Работа непыльная. Лёгкая. И самое главное — вечная.
Безвременье — это не место. Это состояние. Как сон, из которого не просыпаешься, но в котором видишь всё. Каждый мир, каждую эпоху, каждое мгновение — одновременно, наслоёнными друг на друга, как страницы бесконечной книги.
Я сижу в кресле. Пятом кресле — том самом, которое пустовало. Оно оказалось удобным. Не мягким, не жёстким — просто удобным. Как будто создано для меня. Или я создан для него. Наверное, и то и другое.
Алура сидит напротив. Мы не разговариваем. Не потому что не о чем — потому что не нужно. Хранители не общаются словами. Мы чувствуем нити — тонкие, светящиеся, протянутые от каждого живого существа к каждому другому, от каждой эпохи к каждой следующей. Паутина Мироздания, которую я теперь вижу, как буквальную реальность.
Ноарха нет рядом. Фонарь разбился. Души освободились — Лотфи, Кроуфорд, Газель, Марти, Оливия. Все. Сотни великих воинов прошлого вернулись в свои эпохи, как ручьи возвращаются в реку. Баланс восстановился. Мёртвые перестали восставать. Зомби-апокалипсис прекратился. Доктор Картер арестован. Организация «Ящерица» разгромлена.
Мир починился. Как сломанная кость, которую правильно сложили, — медленно, болезненно, но верно.
А я сижу в кресле. И смотрю.
Первое, что я увидел из кресла Баланса, — Констанцию.
Она стояла на кухне нашей квартиры в Сиэтле. Утренний свет падал через окно, ложился на её руки — тонкие, сильные, те самые руки, которые я помнил. Она наливала кофе в две кружки. Потом остановилась, посмотрела на вторую кружку и поставила обратно.
Одну.
Потому что меня не было за столом. И не будет.
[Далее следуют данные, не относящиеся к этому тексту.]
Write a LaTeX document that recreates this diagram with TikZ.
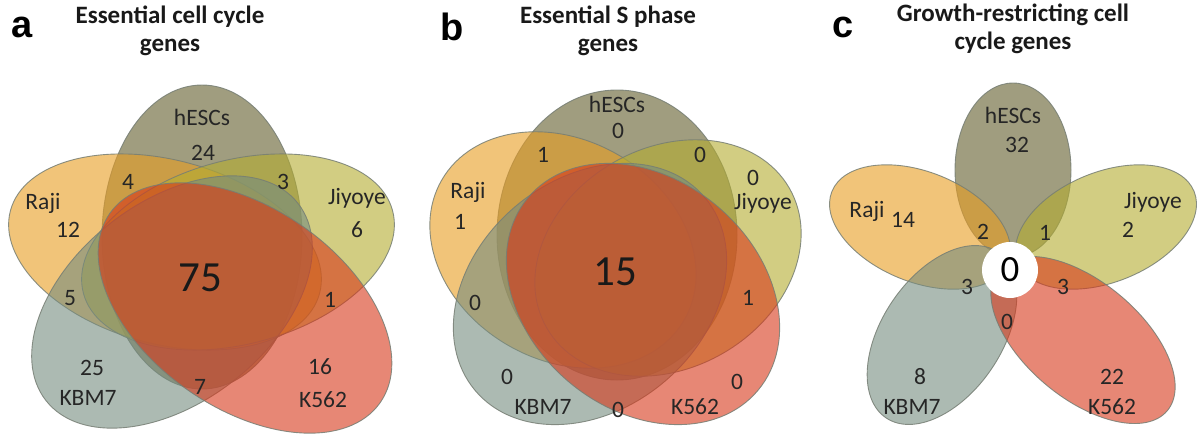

Я смотрел на неё — и не видел лица. Балгарот забрал его, и даже став Хранителем Баланса, я не мог вернуть то, что отдал добровольно. Но я видел всё остальное: как она двигается, как поправляет волосы, как сжимает кружку двумя руками, грея ладони. Я знал, что она плакала ночью. Знал, что не будет плакать утром. Констанция Ландау Смит не плачет при свете дня. Это не гордость — это характер.